Question

Find the set of values of $$x$$ for which: $$x^{2}-5x>0$$.

Answer

**step1** Understanding the problem

We need to find all the numbers, which we can call 'x', that make the following true: when you multiply 'x' by itself ($$x \times x$$), and then subtract '5 times x' ($$5 \times x$$), the final result is a number larger than zero.

**step2** Finding special numbers where the expression becomes zero

It helps to know where the expression $$x \times x - 5 \times x$$ is exactly zero.
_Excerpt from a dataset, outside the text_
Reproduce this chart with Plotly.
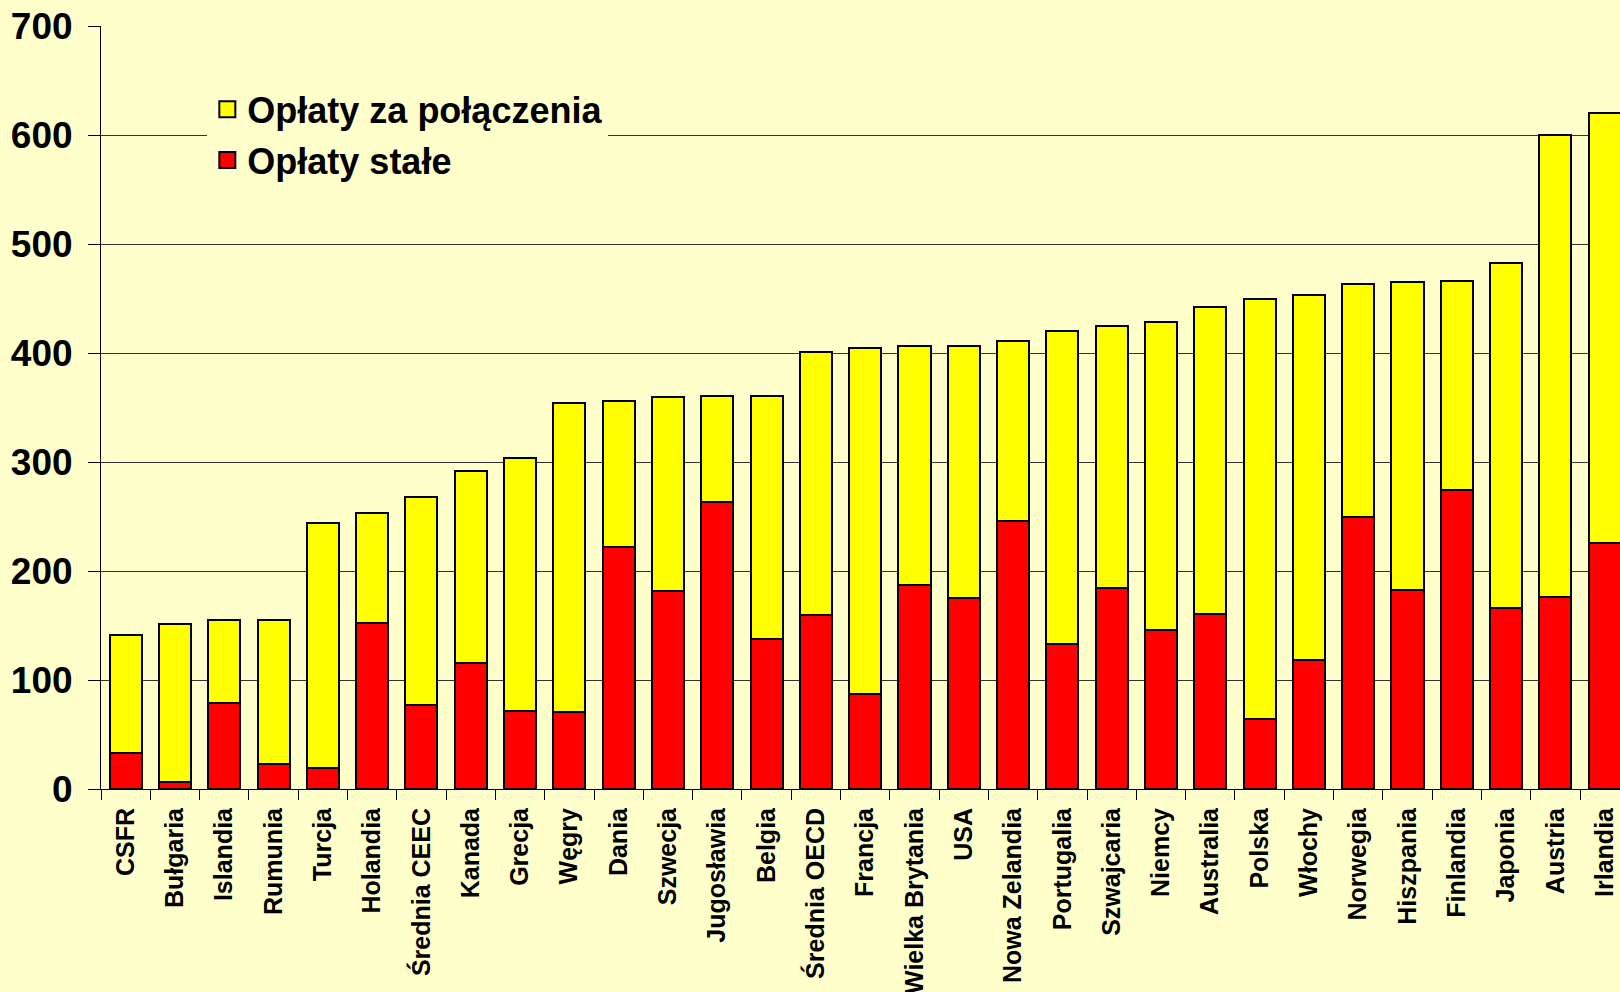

This happens if we can find a value for 'x' where $$x \times x - 5 \times x = 0$$.
We can think of the expression $$x \times x - 5 \times x$$ in another way: it is 'x' multiplied by the result of $$(x-5)$$. So, we are looking for when $$x \times (x-5) = 0$$.
For a multiplication of two numbers to result in zero, at least one of the numbers being multiplied must be zero.
So, either 'x' must be 0, OR the value of $$(x-5)$$ must be 0.
If $$(x-5)$$ is 0, it means 'x' must be 5 (because $$5-5=0$$).
So, the two special numbers are 0 and 5. These numbers help us divide all other numbers into different groups to test.

**step3** Testing numbers smaller than 0

Let's pick a number that is smaller than 0, for example, -1.
If $$x = -1$$:
The expression becomes $$(-1) \times (-1) - (5 \times -1)$$.
When we multiply a negative number by a negative number, the result is a positive number. So, $$(-1) \times (-1) = 1$$.
When we multiply a positive number by a negative number, the result is a negative number. So, $$(5 \times -1) = -5$$.
Now we have $$1 - (-5)$$. Subtracting a negative number is the same as adding the positive version of that number. So, $$1 - (-5) = 1 + 5 = 6$$.
Since 6 is greater than 0, all numbers smaller than 0 (like -1) satisfy the condition. This means that numbers where $$x < 0$$ are part of our solution.

**step4** Testing numbers between 0 and 5

Let's pick a number that is between 0 and 5, for example, 1.
If $$x = 1$$:
The expression becomes $$1 \times 1 - (5 \times 1)$$.
$$1 \times 1 = 1$$.
$$5 \times 1 = 5$$.
Now we have $$1 - 5 = -4$$.
Since -4 is not greater than 0, numbers between 0 and 5 (like 1) do not satisfy the condition.

**step5** Testing numbers larger than 5

Let's pick a number that is larger than 5, for example, 6.
If $$x = 6$$:
The expression becomes $$6 \times 6 - (5 \times 6)$$.
$$6 \times 6 = 36$$.
$$5 \times 6 = 30$$.
Now we have $$36 - 30 = 6$$.
Since 6 is greater than 0, all numbers larger than 5 (like 6) satisfy the condition. This means that numbers where $$x > 5$$ are part of our solution.

**step6** Combining the results

From our tests, the numbers that make $$x^2 - 5x$$ greater than 0 are those that are smaller than 0, or those that are larger than 5.
So, the set of values for $$x$$ for which $$x^2 - 5x > 0$$ are when $$x < 0$$ or $$x > 5$$.